37. Although much was made of a lack of detail and the failure to consider other options, the detail is set out in the frontline team’s report (p. 416-417): the concern is the shortage of independent directors. Moruo explained that it is difficult to recruit such persons while the licence application is pending.
38. The frontline team did not consider this to be an insurmountable hurdle and counsel, quite fairly, appeared to agree with the proposition that once the licence is granted, suitable candidates will become available.

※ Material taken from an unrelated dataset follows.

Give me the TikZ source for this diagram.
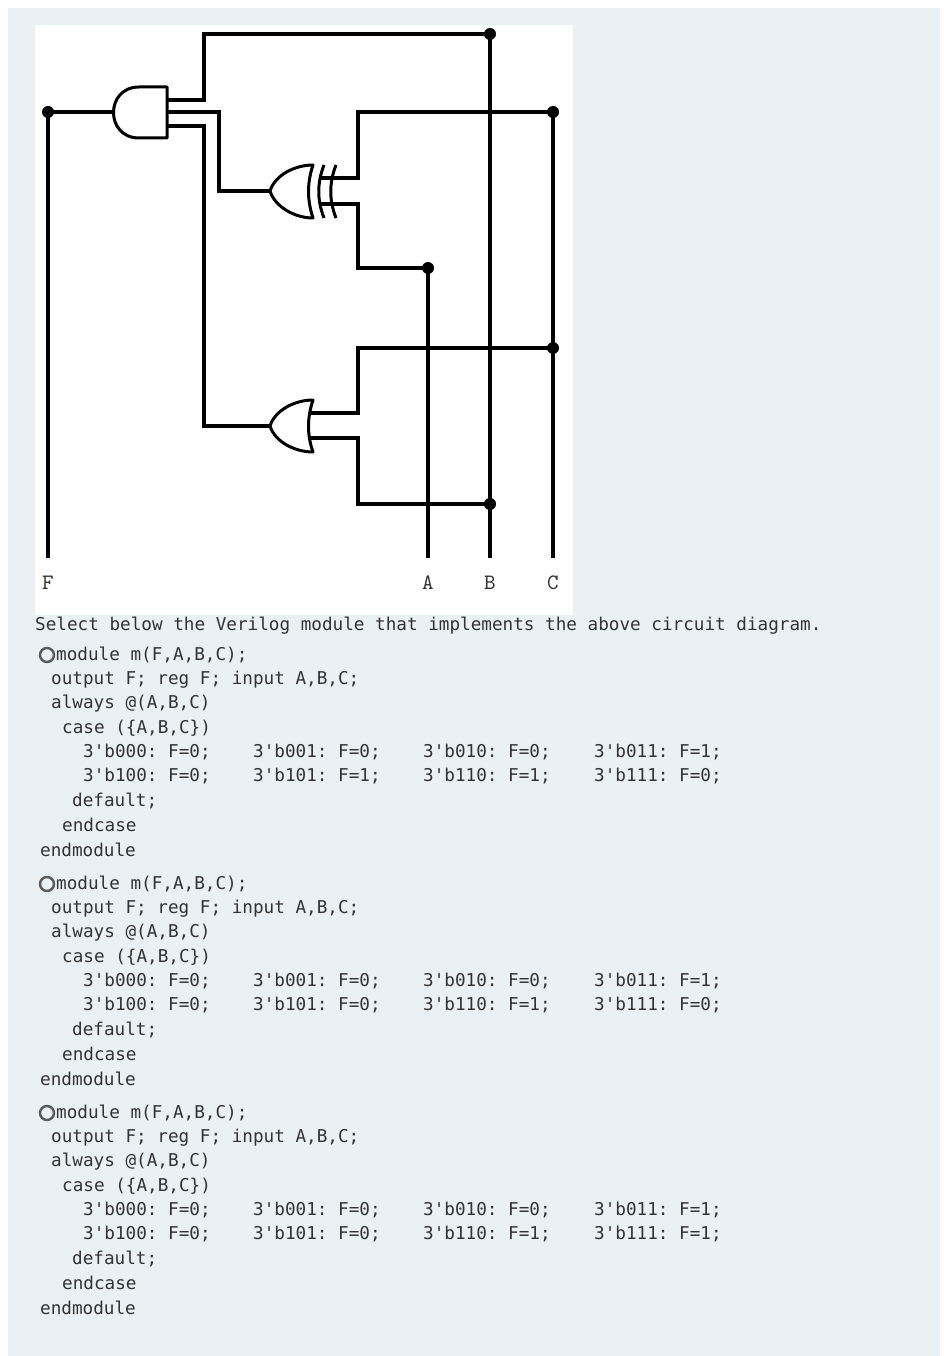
\documentclass[tikz,border=0pt]{standalone}
\usepackage{fontspec}
\setmonofont{DejaVu Sans Mono}
\setmainfont{DejaVu Sans Mono}
\newfontfamily\lblfont{lmmono10-regular.otf}
\definecolor{bgc}{RGB}{233,241,244}
\begin{document}
\begin{tikzpicture}[x=1pt,y=-1pt,
  wire/.style={line width=3.6pt,line cap=rect},
  gate/.style={line width=3pt,line join=round},
  dotc/.style={circle,fill=black,inner sep=0pt,minimum size=12pt},
  lbl/.style={font=\lblfont\fontsize{22}{22}\selectfont,inner sep=0pt,text=black!80},
  code/.style={anchor=west,inner sep=0pt,text=black!80,font=\ttfamily\fontsize{17.65}{20}\selectfont},
  radio/.style={circle,draw=black!65,line width=2.4pt,inner sep=0pt,minimum size=14pt}]
\useasboundingbox (0,0) rectangle (944,1356);
\fill[white] (0,0) rectangle (944,1356);
\fill[bgc] (8,8) rectangle (940,1356);
\fill[white] (35,25) rectangle (573,615);
% dots
\node[dotc] (dF) at (48,112) {};
\node[dotc] (dB1) at (490,34) {};
\node[dotc] (dC1) at (553,112) {};
\node[dotc] (dA1) at (428,268) {};
\node[dotc] (dC2) at (553,348) {};
\node[dotc] (dB2) at (490,504) {};
\coordinate (eF) at (48,556);
\coordinate (eA) at (428,556);
\coordinate (eB) at (490,556);
\coordinate (eC) at (553,556);
% wires
\draw[wire] (dF) -- (113,112);
\draw[wire] (dF) -- (eF);
\draw[wire] (167,100) -- (204,100) -- (204,34) -- (dB1);
\draw[wire] (167,112) -- (219,112) -- (219,191) -- (270,191);
\draw[wire] (167,126) -- (204,126) -- (204,426) -- (270,426);
\draw[wire] (323,178) -- (358,178) -- (358,112) -- (dC1);
\draw[wire] (323,204) -- (358,204) -- (358,268) -- (dA1);
\draw[wire] (310,413) -- (358,413) -- (358,348) -- (dC2);
\draw[wire] (310,438) -- (358,438) -- (358,504) -- (dB2);
\draw[wire] (dB1) -- (eB);
\draw[wire] (dC1) -- (eC);
\draw[wire] (dA1) -- (eA);
% AND gate (output left)
\draw[gate,fill=white] (167,87) -- (167,138) -- (139,138) .. controls (105,138) and (105,87) .. (139,87) -- cycle;
% XOR gate
\draw[gate,fill=white] (313,165) .. controls (295,165) and (275,175) .. (270,191) .. controls (275,207) and (295,218) .. (313,218) .. controls (307,200) and (307,183) .. (313,165) -- cycle;
\draw[gate] (324,165) .. controls (317,183) and (317,200) .. (324,218);
\draw[gate] (336,165) .. controls (329,183) and (329,200) .. (336,218);
% OR gate
\draw[gate,fill=white] (313,400) .. controls (295,400) and (275,410) .. (270,426) .. controls (275,442) and (295,452) .. (313,452) .. controls (307,435) and (307,418) .. (313,400) -- cycle;
% labels
\node[lbl] (lF) at (48,583) {F};
\node[lbl] (lA) at (428,583) {A};
\node[lbl] (lB) at (490,583) {B};
\node[lbl] (lC) at (553,583) {C};
\node[code] (q) at (35,626) {Select below the Verilog module that implements the above circuit diagram.};
\newcommand\vblock[9]{%
  \node[radio] (r#1) at (47,#1) {};
  \node[code] at (56,#1) {module m(F,A,B,C);};
  \node[code] at (51,#1+24.3) {output F; reg F; input A,B,C;};
  \node[code] at (51,#1+48.6) {always @(A,B,C)};
  \node[code] at (62,#1+72.9) {case (\{A,B,C\})};
  \node[code] at (83,#1+97.2) {3'b000: F=#2;};
  \node[code] at (253,#1+97.2) {3'b001: F=#3;};
  \node[code] at (423,#1+97.2) {3'b010: F=#4;};
  \node[code] at (594,#1+97.2) {3'b011: F=#5;};
  \node[code] at (83,#1+121.5) {3'b100: F=#6;};
  \node[code] at (253,#1+121.5) {3'b101: F=#7;};
  \node[code] at (423,#1+121.5) {3'b110: F=#8;};
  \node[code] at (594,#1+121.5) {3'b111: F=#9;};
  \node[code] at (72,#1+145.8) {default;};
  \node[code] at (62,#1+170.1) {endcase};
  \node[code] at (40,#1+194.4) {endmodule};
}
\vblock{655}{0}{0}{0}{1}{0}{1}{1}{0}
\vblock{884}{0}{0}{0}{1}{0}{0}{1}{0}
\vblock{1113}{0}{0}{0}{1}{0}{0}{1}{1}
\end{tikzpicture}
\end{document}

That means that the Authority should have considered the possibility of granting a licence subject to the condition that before business is commenced the appropriate key persons must be appointed – something always subject to the approval of the Authority.
ORDER
39. The reconsideration application is dismissed.
Signed on 8 March 2024 on behalf of the Tribunal panel.
LTC Harms (chairperson)
[1] We do not quote the statutory provisions in full but only those parts that are pertinent to the issues in this matter.
[2] The Authority used the word ‘includes’ implying that there might be further reasons, but they have not been disclosed.
[3] Once again, the other provisions do not arise.
[4]https://www.resbank.co.za/content/dam/sarb/publications/prudential-authority/pa-financial/sector- regulation-joint-standards/2020/9970/1.-Joint-Standard-1-of-2020---Significant-Owner---1-June-2020--- signed.pdf
[5] 5 Section 7.1: When assessing the fitness and propriety of a significant owner, the responsible authority must consider the existence of any of the factors specified in section 6, in addition to any other reasonable considerations that the responsible authority deems relevant, having due regard to the: (a) nature and scope of the significant owner’s business; and (b) structure of any group of companies of which the significant owner is part.